Instruction: Collect each line containing "that".

◇ ◇ ◇

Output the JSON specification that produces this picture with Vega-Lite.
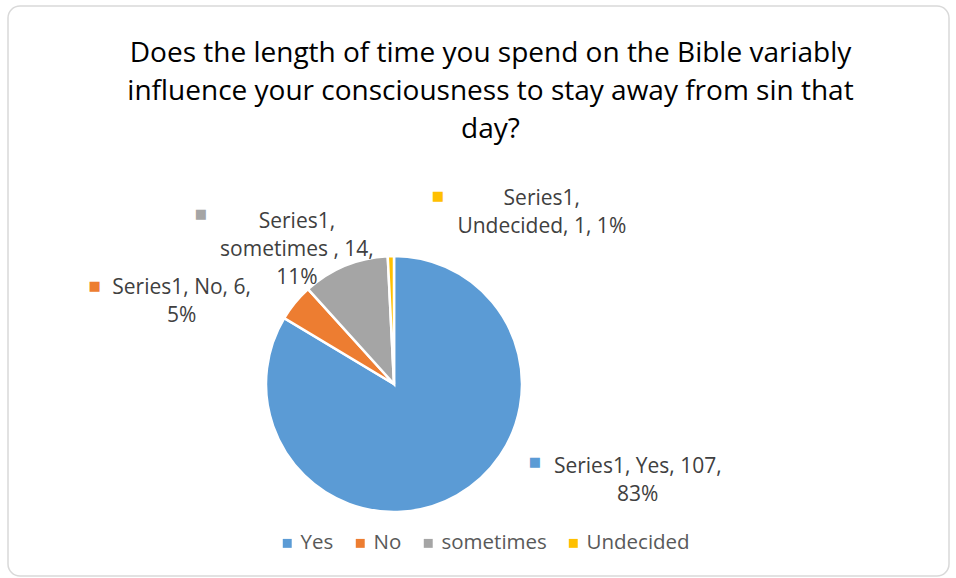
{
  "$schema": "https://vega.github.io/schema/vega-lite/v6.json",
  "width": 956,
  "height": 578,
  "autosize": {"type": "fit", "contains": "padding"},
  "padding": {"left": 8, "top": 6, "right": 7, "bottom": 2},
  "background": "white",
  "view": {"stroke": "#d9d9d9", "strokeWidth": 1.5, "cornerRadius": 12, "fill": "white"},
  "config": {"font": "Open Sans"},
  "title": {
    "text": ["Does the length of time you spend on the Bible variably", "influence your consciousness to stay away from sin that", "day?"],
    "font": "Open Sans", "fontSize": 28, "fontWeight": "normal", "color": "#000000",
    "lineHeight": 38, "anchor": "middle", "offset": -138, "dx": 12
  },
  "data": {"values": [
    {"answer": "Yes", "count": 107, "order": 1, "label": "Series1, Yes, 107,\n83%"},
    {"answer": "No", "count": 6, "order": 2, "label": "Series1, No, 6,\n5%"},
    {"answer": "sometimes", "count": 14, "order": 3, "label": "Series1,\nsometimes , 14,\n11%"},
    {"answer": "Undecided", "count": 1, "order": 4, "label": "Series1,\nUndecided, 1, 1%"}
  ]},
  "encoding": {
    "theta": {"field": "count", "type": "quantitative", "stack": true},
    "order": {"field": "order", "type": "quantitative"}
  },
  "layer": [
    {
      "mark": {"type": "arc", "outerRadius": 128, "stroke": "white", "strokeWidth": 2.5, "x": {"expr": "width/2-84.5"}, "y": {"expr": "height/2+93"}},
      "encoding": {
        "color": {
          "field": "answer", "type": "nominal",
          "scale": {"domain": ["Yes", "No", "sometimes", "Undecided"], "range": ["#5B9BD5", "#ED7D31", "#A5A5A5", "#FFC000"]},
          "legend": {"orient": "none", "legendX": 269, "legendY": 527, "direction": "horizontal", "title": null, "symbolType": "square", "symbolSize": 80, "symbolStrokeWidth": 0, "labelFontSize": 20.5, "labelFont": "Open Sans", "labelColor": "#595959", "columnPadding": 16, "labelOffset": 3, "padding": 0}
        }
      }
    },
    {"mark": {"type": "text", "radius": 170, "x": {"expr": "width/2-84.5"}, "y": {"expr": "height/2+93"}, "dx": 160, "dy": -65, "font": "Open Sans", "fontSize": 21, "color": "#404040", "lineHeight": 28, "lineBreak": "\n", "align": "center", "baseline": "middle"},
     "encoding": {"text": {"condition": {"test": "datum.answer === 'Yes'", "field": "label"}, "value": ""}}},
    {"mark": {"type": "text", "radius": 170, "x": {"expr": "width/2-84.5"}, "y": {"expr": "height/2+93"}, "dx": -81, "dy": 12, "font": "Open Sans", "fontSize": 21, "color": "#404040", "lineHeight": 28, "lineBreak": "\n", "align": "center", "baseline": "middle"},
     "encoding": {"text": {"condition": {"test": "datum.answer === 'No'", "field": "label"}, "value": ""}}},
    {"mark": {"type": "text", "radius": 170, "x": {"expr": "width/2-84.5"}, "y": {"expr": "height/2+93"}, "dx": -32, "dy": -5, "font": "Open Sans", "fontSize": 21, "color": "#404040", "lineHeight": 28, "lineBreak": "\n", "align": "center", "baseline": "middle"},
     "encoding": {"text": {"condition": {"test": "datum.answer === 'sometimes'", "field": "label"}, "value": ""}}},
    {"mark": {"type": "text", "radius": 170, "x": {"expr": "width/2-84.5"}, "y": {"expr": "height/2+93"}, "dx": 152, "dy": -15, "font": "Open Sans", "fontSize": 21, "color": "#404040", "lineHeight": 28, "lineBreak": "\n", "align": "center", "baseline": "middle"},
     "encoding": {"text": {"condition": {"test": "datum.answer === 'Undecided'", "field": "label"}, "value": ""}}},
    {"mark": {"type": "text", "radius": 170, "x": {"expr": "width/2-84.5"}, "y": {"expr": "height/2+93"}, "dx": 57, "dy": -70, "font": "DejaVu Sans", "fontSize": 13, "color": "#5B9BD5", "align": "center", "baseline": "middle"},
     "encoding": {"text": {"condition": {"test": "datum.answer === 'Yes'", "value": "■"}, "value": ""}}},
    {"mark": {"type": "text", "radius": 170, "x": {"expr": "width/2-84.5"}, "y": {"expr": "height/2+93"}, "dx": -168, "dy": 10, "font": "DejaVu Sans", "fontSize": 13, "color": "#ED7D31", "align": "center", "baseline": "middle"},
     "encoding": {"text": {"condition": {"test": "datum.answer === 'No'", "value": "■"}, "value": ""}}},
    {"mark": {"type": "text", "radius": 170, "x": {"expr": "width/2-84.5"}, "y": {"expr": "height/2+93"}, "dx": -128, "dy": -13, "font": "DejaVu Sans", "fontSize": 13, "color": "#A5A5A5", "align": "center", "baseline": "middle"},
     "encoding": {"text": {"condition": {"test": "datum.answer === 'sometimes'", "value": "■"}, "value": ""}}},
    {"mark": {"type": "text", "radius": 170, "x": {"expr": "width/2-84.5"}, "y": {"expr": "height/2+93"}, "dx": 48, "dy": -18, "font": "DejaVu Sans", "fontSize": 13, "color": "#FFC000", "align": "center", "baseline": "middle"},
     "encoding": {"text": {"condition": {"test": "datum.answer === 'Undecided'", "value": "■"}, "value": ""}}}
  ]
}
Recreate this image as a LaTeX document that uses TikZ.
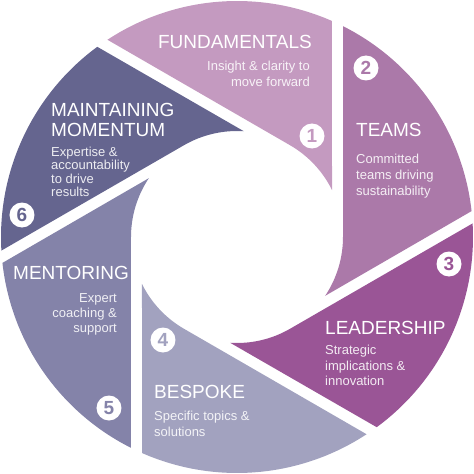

◇ ◇ ◇

Solution to the problem:
Output the JSON specification that produces this picture with Vega-Lite.
    "text": ["Does the length of time you spend on the Bible variably", "influence your consciousness to stay away from sin that", "day?"],
Recreate this image as a LaTeX document that uses TikZ.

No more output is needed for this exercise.